Huddersfield Daily Examiner (23/Jan/2013) – Rural Pennine Rail Line that Just Refused to Die

Rural Pennine Rail Line that Just Refused to Die

It was due to shut but now carries 1m passengers each year. Paul Salveson is a councillor for Golcar ward and founded the Penistone Line Partnership in 1993. Here he examines a new book about the massive cuts to the local railway network over many years.

Dr Richard Beeching is a name that still sends shudders down the spines of many rail supporters. He was the famous ‘axe man’ who was responsible for the closure of thousands of miles of railways in the 1960s and 1970s. His report — The Re-shaping of British Railways — was published 50 years ago, on March 27, 1963.

A new book puts the Beeching legacy into context and prominently features one particular railway — the Penistone Line — which refused to die.

“Holding the Line — How Britain’s Railways Were Saved” is written by two highly experienced railwaymen, Lord Richard Faulkner and Chris Austin, OBE.

The book is the first detailed account of successive attempts to drastically cut Britain’s railway network, of which Beeching was the low point.

While Richard and Chris are passionate about railways — and their anger about the slashing of our railways in the Beeching era comes through strongly — the book does not harangue the reader. It shows, with clear evidence, that there really was what amounts to a conspiracy in government circles to destroy what was once the best railway system in the world. And it could have been far worse.

Many lines had closed before Beeching published his infamous report.

Locally, Holmfirth lost its passenger service in 1959 and Meltham’s passenger trains ceased 10 years earlier.

The Penistone Line itself from Huddersfield to Sheffield was proposed for closure by Beeching in 1963.

Perhaps, surprisingly, it was reprieved in 1966 by Labour’s incoming transport minister, Barbara Castle, as one of six ‘conurbation commuter services’. However, that was not to be the end of the story.

The section of line between Denby Dale and Sheffield was proposed for closure in 1982, making the remaining section from Denby Dale to Huddersfield unviable.

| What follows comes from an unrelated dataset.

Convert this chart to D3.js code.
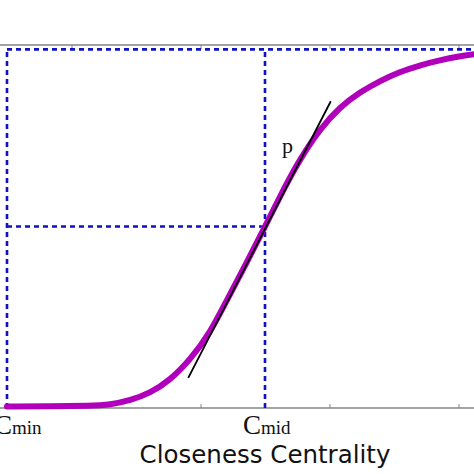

South Yorkshire Passenger Transport executive relented on the Denby Dale-Sheffield closure but meanwhile West Yorkshire Metro had withdrawn financial support from the Huddersfield section. It wasn’t until 1987, after much pressure from groups such as the Huddersfield Penistone Sheffield Rail Users’ Association that the threat of closure was removed. However, the branch from Shepley to Clayton West saw its last train on January 22, 1983 — one of the last major closures in the country. The authors stress that the threat to large swathes of the rail network continued throughout the 1980s. The Serpell Report of 1983 presented ‘options’ which included a network of just 1,630 route miles — a loss of nearly 9,000 miles, including all of Huddersfield’s railways.

The book demonstrates that the attempts to close substantial parts of the network were highly political. Villains of the piece include Ernest Marples, Conservative transport minister at the time of Beeching, but also the shadowy figure of Alfred Sherman, a right-wing ideologue who had the ear of Mrs Thatcher. His ‘big idea’ was to tarmac over as many railways as possible and turn them into ‘super-highways’. But Labour Governments do not escape criticism either. The incoming 1964 Labour Government of Harold Wilson could easily have saved several well-used routes such as Whitby to Scarborough and York to Beverley.

The last major attempted closure came in the early 1980s when British Rail announced its intention to close the Settle-Carlisle Line. The route had been threatened, but reprieved, in the 1960s. The announcement led to a high-profile campaign which saw over 23,000 objections — including one dog!

The Government backed down. Like many other lines which had been threatened by Beeching, the Settle-Carlisle went on to prosper, today carrying a mix of both passenger and freight trains. Other lines in West Yorkshire which Beeching wanted to close included the now-electrified commuter line to Ilkley.

Sadly, the line to Wetherby succumbed and one has to wonder at the madness of closing what might have been an important part of the West Yorkshire commuter network had it survived.

Since the ‘final’ reprieve in 1987 the Penistone Line has, of course, gone from strength to strength. An active users’ association has been complemented by the Penistone Line Partnership, the first ‘community rail partnership’ in the country, formed in 1993. It became a model for other lightly-used lines around Britain. Passenger numbers have more than doubled and the line now carries well over a million people a year. It could so easily have been lost.

The main problems facing Britain’s local railways today are not lack of passengers but shortage of capacity to meet rising demand.

The so-called ‘basket-case’ lines of the 1970s are now carrying trains which are bursting at the seams. The challenge of the next 20 years will be to provide the capacity — both extra trains and more track capacity — to meet the sort of growth that the so-called experts of the 1960s would have dismissed as a pipe-dream. It was the romantics like John Betjeman who were proved right, not the ‘realists’ such as Beeching, Serpell and Sherman.

“Holding the Line: How Britain’s Railways Were Saved” by Richard Faulkner and Chris Austin is published by Ian Allan.